Monday, October 26, 2009

Windows 7 upgrade paralyzes some PCs with endless reboots

"Some users trying to upgrade from Windows Vista to Windows 7 have seen their PCs crippled by an endless series of reboots, according to reports on Microsoft's support forum.

A Microsoft engineer writing on the same forum said the company was investigating users' problems, but he downplayed them as 'isolated issues.'

Users began posting messages about the endless reboots Friday, saying that the Windows 7 installation would hang two-thirds of the way through the upgrade. They reported a message on their machines that claimed the upgrade had been unsuccessful and that Vista would be restored. Instead, their PCs again booted to the Windows 7 setup process, failed, then restarted the cycle."
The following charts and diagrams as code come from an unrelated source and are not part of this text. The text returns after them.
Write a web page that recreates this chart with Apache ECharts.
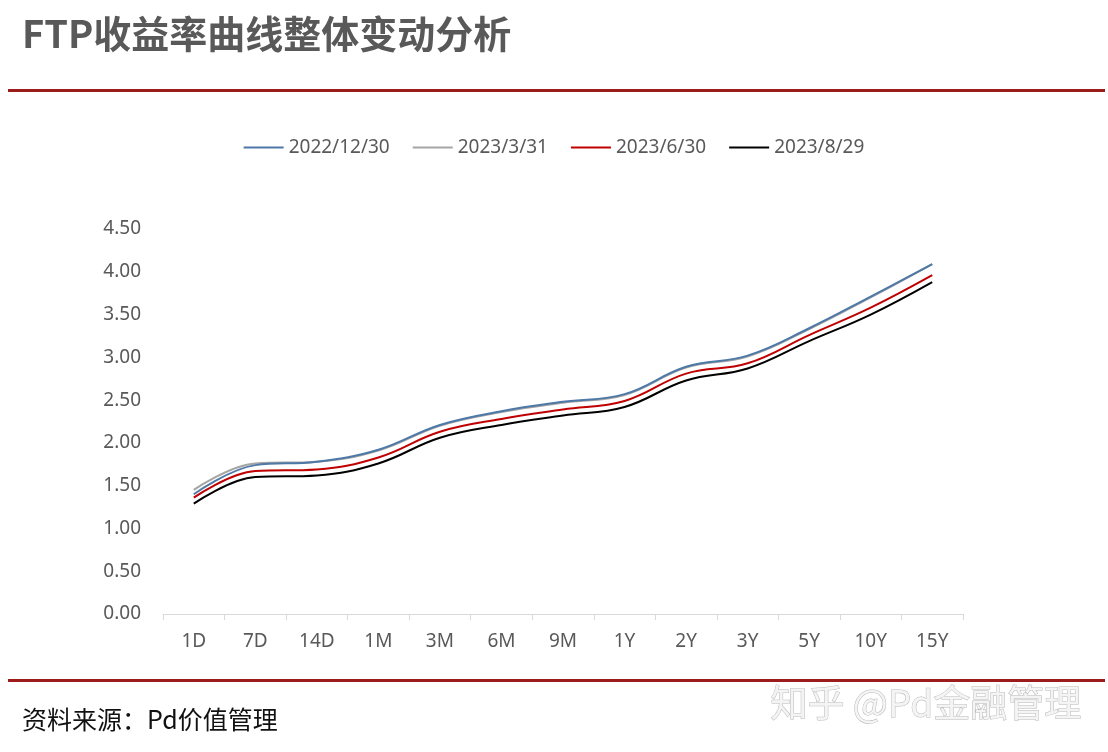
<!DOCTYPE html>
<html><head><meta charset="utf-8">
<script src="https://cdn.jsdelivr.net/npm/echarts@6/dist/echarts.min.js"></script>
<style>html,body{margin:0;padding:0;background:#fff}#c{width:1108px;height:752px}</style>
</head><body><div id="c"></div>
<script>
var categories = ['1D','7D','14D','1M','3M','6M','9M','1Y','2Y','3Y','5Y','10Y','15Y'];
var s20221230 = [1.40,1.74,1.78,1.92,2.21,2.37,2.48,2.57,2.89,3.02,3.34,3.71,4.09];
var s20230331 = [1.45,1.76,1.78,1.91,2.20,2.36,2.47,2.56,2.88,3.01,3.33,3.70,4.09];
var s20230630 = [1.36,1.67,1.69,1.83,2.13,2.28,2.39,2.49,2.81,2.93,3.26,3.58,3.96];
var s20230829 = [1.29,1.60,1.62,1.76,2.06,2.21,2.32,2.42,2.73,2.87,3.19,3.50,3.88];
var seriesNames = ['2022/12/30','2023/3/31','2023/6/30','2023/8/29'];

var font = '"Noto Sans", "Noto Sans CJK SC", sans-serif';
var chart = echarts.init(document.getElementById('c'));
var colors = ['#4e79a7','#a5a5a5','#c00000','#000000'];
var data = [s20221230, s20230331, s20230630, s20230829];
chart.setOption({
  animation:false,
  color: colors,
  textStyle:{fontFamily:font},
  legend:{
    top:133, left:'center', itemWidth:40, itemHeight:2, itemGap:23,
    icon:'rect',
    textStyle:{color:'#595959', fontSize:19, fontFamily:font},
    data: seriesNames
  },
  grid:{left:163, right:145, top:229, bottom:138},
  xAxis:{
    type:'category', data:categories, boundaryGap:true,
    axisLine:{lineStyle:{color:'#d9d9d9', width:1}},
    axisTick:{show:true, length:6, lineStyle:{color:'#d9d9d9'}},
    axisLabel:{color:'#595959', fontSize:19, margin:18, fontFamily:font}
  },
  yAxis:{
    type:'value', min:0, max:4.5, interval:0.5,
    axisLine:{show:false}, axisTick:{show:false}, splitLine:{show:false},
    axisLabel:{color:'#595959', fontSize:19, margin:22, fontFamily:font, padding:[3,0,0,0],
      formatter:function(v){return v.toFixed(2);}}
  },
  series: seriesNames.map(function(n,i){
    return {name:n, type:'line', data:data[i], smooth:0.4, symbol:'none',
      lineStyle:{width:2, color:colors[i]}, z: i===1?1:(i===0?3:2+i)};
  }),
  graphic:[
    {type:'text', left:22, top:15, style:{text:'FTP收益率曲线整体变动分析', fill:'#595959', font:'bold 38px "Noto Sans CJK SC"'}},
    {type:'rect', shape:{x:8, y:89, width:1097, height:3}, style:{fill:'#9c1c1c'}},
    {type:'rect', shape:{x:8, y:679, width:1097, height:3}, style:{fill:'#9c1c1c'}},
    {type:'text', left:22, top:707, style:{text:'资料来源：Pd价值管理', fill:'#111', font:'25px "Noto Sans CJK SC"'}},
    {type:'text', left:770, top:684, style:{text:'知乎 @Pd金融管理', fill:'#f4f4f4', stroke:'#b8b8b8', lineWidth:1, font:'37px "Noto Sans CJK SC"'}}
  ]
});
</script></body></html>
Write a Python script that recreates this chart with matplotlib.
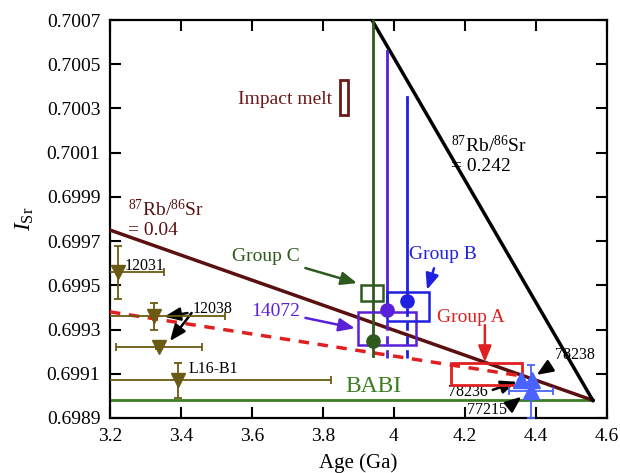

I have one thought about this. While Windows 7 was thoroughly beta tested and the RC had wide public usage, the upgrade version did not. Indeed, Microsoft has kept, up until release, the details of a clean install using upgrade media top secret. So too were secret the other details of the upgrade media. Are these just bad media burns from downloads as MS seems to be contending, or this there a distinctive flaw or incompatibility in the upgrade process? Only time and testing will tell. This is testing that I contend should have been done more widely pre-release.

As most of you know, I do not advocate upgrading even from 32 bit Vista to 32 bit Windows 7. Of course I have to clean install because all the computers I will be upgrading will be going from either XP to 64 or 32 bit Win 7 or Vista 32 bit to Win 7 64 bit. I'm not letting MS off the hook here if they are to blame, but users also have a responsibility to back up their data (or perhaps image their drive if they want to be able to start back at square one) before upgrading. I will be doing both before I do a clean install of course, but it should also be done before an upgrade.

No matter how well designed the Windows 7 upgrade engine is (and I have a question about it in my mind at this point in time) things can go wrong. After all, we are talking about upgrading an OS. It is great when it works, but it should not be all that surprising if it doesn't.